Plusieurs considérations en découlent.
Une première conduit à inciter vivement les entreprises ESS à devenir plus vite et plus fort des entreprises sociales ET écologiques, à rechercher des modèles économiques et des gouvernances démocratiques qui mettent l’Écologie au cœur de leurs projets d’entreprise. Les entreprises ESS, non cotées en bourse, non cessibles sur les marchés, sont des entreprises inscrites sur le long terme. Elles doivent montrer que l’opposition économie/ écologie est stérile. Je regrette pour ma part que ces entreprises aient été un peu frileuses après la COP 21 malgré les appels du Labo de l’ESS. Il faut accélérer. En mettant en place des indicateurs d’impact social ET écologique (exemple : Guide des bonnes pratiques). En introduisant ce sujet dans les gouvernances démocratiques (exemple : Comité spécialisé des CA). En s’intéressant de près aux start-up écologiques pour qu’elles rejoignent l’ESS (exemple : Start Up de territoires). Devenons économie sociale, solidaire et écologique (ESSE) !

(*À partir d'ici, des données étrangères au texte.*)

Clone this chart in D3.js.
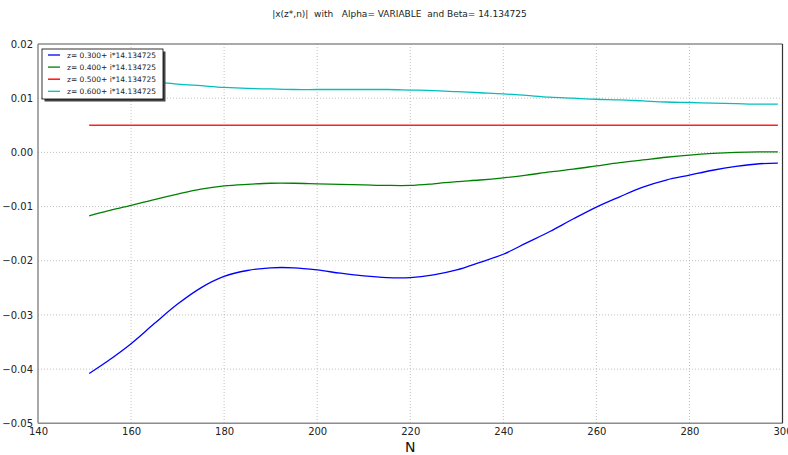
<!DOCTYPE html>
<html>
<head>
<meta charset="utf-8">
<script src="https://cdn.jsdelivr.net/npm/d3@7"></script>
<style>
  html, body { margin: 0; padding: 0; background: #fff; }
  svg { display: block; font-family: "DejaVu Sans", sans-serif; }
  text { white-space: pre; }
</style>
</head>
<body>
<svg id="chart" width="788" height="455"></svg>
<script>
// Sample positions along N
const nValues = [151, 155, 160, 165, 170, 175, 180, 185, 190, 195, 200, 205, 210, 215, 220,
                 225, 230, 235, 240, 245, 250, 255, 260, 265, 270, 275, 280, 285, 290, 295, 299];

// |x(z*,n)| for each real part of z
const seriesLabels = ["z= 0.300+ i*14.134725", "z= 0.400+ i*14.134725",
                      "z= 0.500+ i*14.134725", "z= 0.600+ i*14.134725"];
const seriesColors = ["#0000ff", "#008000", "#ff2020", "#00bfbf"];

const z300 = [-0.0408, -0.0385, -0.0353, -0.0316, -0.0280, -0.0250, -0.0229, -0.0218, -0.0213, -0.0213,
              -0.0217, -0.0223, -0.0228, -0.0231, -0.0231, -0.0226, -0.0217, -0.0203, -0.0188, -0.0167,
              -0.0146, -0.0123, -0.0101, -0.0082, -0.0064, -0.0051, -0.0042, -0.0033, -0.0026, -0.0021, -0.0020];
const z400 = [-0.0117, -0.0108, -0.0098, -0.0087, -0.0077, -0.0068, -0.0062, -0.0059, -0.0057, -0.0057,
              -0.0058, -0.0059, -0.0060, -0.0061, -0.0061, -0.0058, -0.0054, -0.0051, -0.0047, -0.0042,
              -0.0036, -0.0031, -0.0025, -0.0019, -0.0014, -0.0009, -0.0005, -0.0002, 0.0000, 0.0001, 0.0001];
const z500 = [0.005, 0.005, 0.005, 0.005, 0.005, 0.005, 0.005, 0.005, 0.005, 0.005,
              0.005, 0.005, 0.005, 0.005, 0.005, 0.005, 0.005, 0.005, 0.005, 0.005,
              0.005, 0.005, 0.005, 0.005, 0.005, 0.005, 0.005, 0.005, 0.005, 0.005, 0.005];
const z600 = [0.0143, 0.0139, 0.0134, 0.0130, 0.0126, 0.0123, 0.0120, 0.0118, 0.0117, 0.0116,
              0.0116, 0.0116, 0.0116, 0.0116, 0.0115, 0.0114, 0.0112, 0.0110, 0.0108, 0.0105,
              0.0102, 0.0100, 0.0098, 0.0097, 0.0095, 0.0093, 0.0092, 0.0091, 0.0090, 0.0089, 0.0089];

const xTicks = [140, 160, 180, 200, 220, 240, 260, 280, 300];
const yTicks = [0.02, 0.01, 0.00, -0.01, -0.02, -0.03, -0.04, -0.05];

const titleText = "|x(z*,n)|  with   Alpha= VARIABLE  and Beta= 14.134725";
const xLabel = "N";

const W = 788, H = 455;
const margin = { left: 38, right: 5.5, top: 44, bottom: 31.7 };

const svg = d3.select("#chart");
const x = d3.scaleLinear().domain([140, 300]).range([margin.left, W - margin.right]);
const y = d3.scaleLinear().domain([-0.05, 0.02]).range([H - margin.bottom, margin.top]);

// grid
const grid = svg.append("g").attr("stroke", "#b0b0b0").attr("stroke-width", 0.8)
  .attr("stroke-dasharray", "1,2");
xTicks.slice(1, -1).forEach(t => grid.append("line")
  .attr("x1", x(t)).attr("x2", x(t)).attr("y1", y(0.02)).attr("y2", y(-0.05)));
yTicks.slice(1, -1).forEach(t => grid.append("line")
  .attr("x1", x(140)).attr("x2", x(300)).attr("y1", y(t)).attr("y2", y(t)));

// axes
const fmtY = d => d3.format(".2f")(d).replace("-", "\u2212");
const xAxis = d3.axisBottom(x).tickValues(xTicks).tickSize(0).tickPadding(5).tickFormat(d3.format("d"));
const yAxis = d3.axisLeft(y).tickValues(yTicks).tickSize(0).tickPadding(5).tickFormat(fmtY);

const gx = svg.append("g").attr("transform", `translate(0,${y(-0.05)})`).call(xAxis);
const gy = svg.append("g").attr("transform", `translate(${x(140)},0)`).call(yAxis);
[gx, gy].forEach(g => {
  g.select(".domain").remove();
  g.selectAll("text").attr("font-size", 10).attr("fill", "#222")
    .attr("font-family", "DejaVu Sans, sans-serif");
});

// series lines
const allSeries = [z300, z400, z500, z600];
const line = d3.line().x((d, i) => x(nValues[i])).y(d => y(d)).curve(d3.curveCatmullRom.alpha(0.5));
allSeries.forEach((vals, k) => {
  svg.append("path").datum(vals)
    .attr("fill", "none").attr("stroke", seriesColors[k]).attr("stroke-width", k === 2 ? 1.6 : 1.3)
    .attr("d", line);
});

// frame
const frame = svg.append("g").attr("fill", "none");
frame.append("line").attr("x1", x(140)).attr("x2", x(300)).attr("y1", y(0.02)).attr("y2", y(0.02))
  .attr("stroke", "#8c8c8c").attr("stroke-width", 1.5);
frame.append("line").attr("x1", x(140)).attr("x2", x(300)).attr("y1", y(-0.05)).attr("y2", y(-0.05))
  .attr("stroke", "#8c8c8c").attr("stroke-width", 1.5);
frame.append("line").attr("x1", x(140)).attr("x2", x(140)).attr("y1", y(0.02)).attr("y2", y(-0.05))
  .attr("stroke", "#8c8c8c").attr("stroke-width", 1.5);
frame.append("line").attr("x1", x(300)).attr("x2", x(300)).attr("y1", y(0.02)).attr("y2", y(-0.05))
  .attr("stroke", "#333").attr("stroke-width", 1.2);

// legend
const lg = svg.append("g").attr("transform", "translate(42,49)");
const lgW = 121, lgH = 50;
lg.append("rect").attr("x", 2.5).attr("y", 2.5).attr("width", lgW).attr("height", lgH).attr("fill", "#444");
lg.append("rect").attr("width", lgW).attr("height", lgH).attr("fill", "#fff")
  .attr("stroke", "#000").attr("stroke-width", 0.8);
seriesLabels.forEach((lab, k) => {
  const yy = 6 + k * 12.1;
  lg.append("line").attr("x1", 6).attr("x2", 18).attr("y1", yy).attr("y2", yy)
    .attr("stroke", seriesColors[k]).attr("stroke-width", k === 2 ? 1.6 : 1.3);
  lg.append("text").attr("x", 25).attr("y", yy + 3).attr("font-size", 7.5).attr("fill", "#222").text(lab);
});

// title and axis label
svg.append("text").attr("x", 399.5).attr("y", 17).attr("text-anchor", "middle")
  .attr("font-size", 9).attr("fill", "#222").text(titleText);
svg.append("text").attr("x", x(220)).attr("y", 452).attr("text-anchor", "middle")
  .attr("font-size", 14).attr("fill", "#111").text(xLabel);
</script>
</body>
</html>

Une seconde considération conduit à réaffirmer l’importance du territoire comme espace pertinent pour construire les accords-désaccords entre économie et écologie dans lesquels les citoyens puissent être pro-actifs. Ce fut une faiblesse de l’État (y compris de N.Hulot) de laisser tomber les PTCE (Pôles Territoriaux de Coopération Economique). Le Labo de l’ESS lance cet automne un très ambitieux programme « Territoires pionniers » pour reprendre et amplifier les acquis des PTCE. Il faut au sein de démarches territoriales « ré-encastrer » économique, social et écologique. Ce nouveau projet du Labo, piloté par Odile Kirchner, travaillera en même temps sur Territoires zéro chômeurs, Territoires à énergie positive, PTCE, Tiers-Lieux ou Start Up de territoires, et bien d’autres. Il introduira un fort volet sur la responsabilité territoriale de l’entreprise (RTE) précisément pour lier modèle économique et modèle écologique.

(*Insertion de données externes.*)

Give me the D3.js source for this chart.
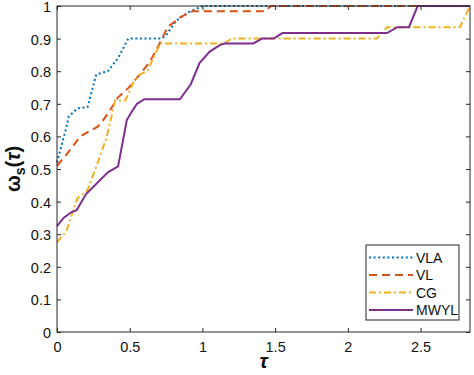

Une troisième considération, plus politique, tient à la relation État/Société civile. La résolution des inévitables conflits d’intérêt entre économie et écologie nécessite que la société civile s’implique davantage pour faire pression sur l’Etat. Une forme de résistance citoyenne aux lobbies. Ceci est, de mon point de vue, une partie de l’explication de l’échec de Nicolas Hulot qui n’a pas su encourager la montée en puissance de la société civile sur ses sujets et s’appuyer sur elle. J’invite l’ESS à se regrouper vite pour peser dans ces rapports de force. J’invite le prochain ministre à nouer des alliances plus dynamiques avec le monde de l’ESS. Enfin, si l’on veut sortir de la séparation écologie/économie/social, ne faudra-t-il pas ramener un jour ces sujets à Bercy ?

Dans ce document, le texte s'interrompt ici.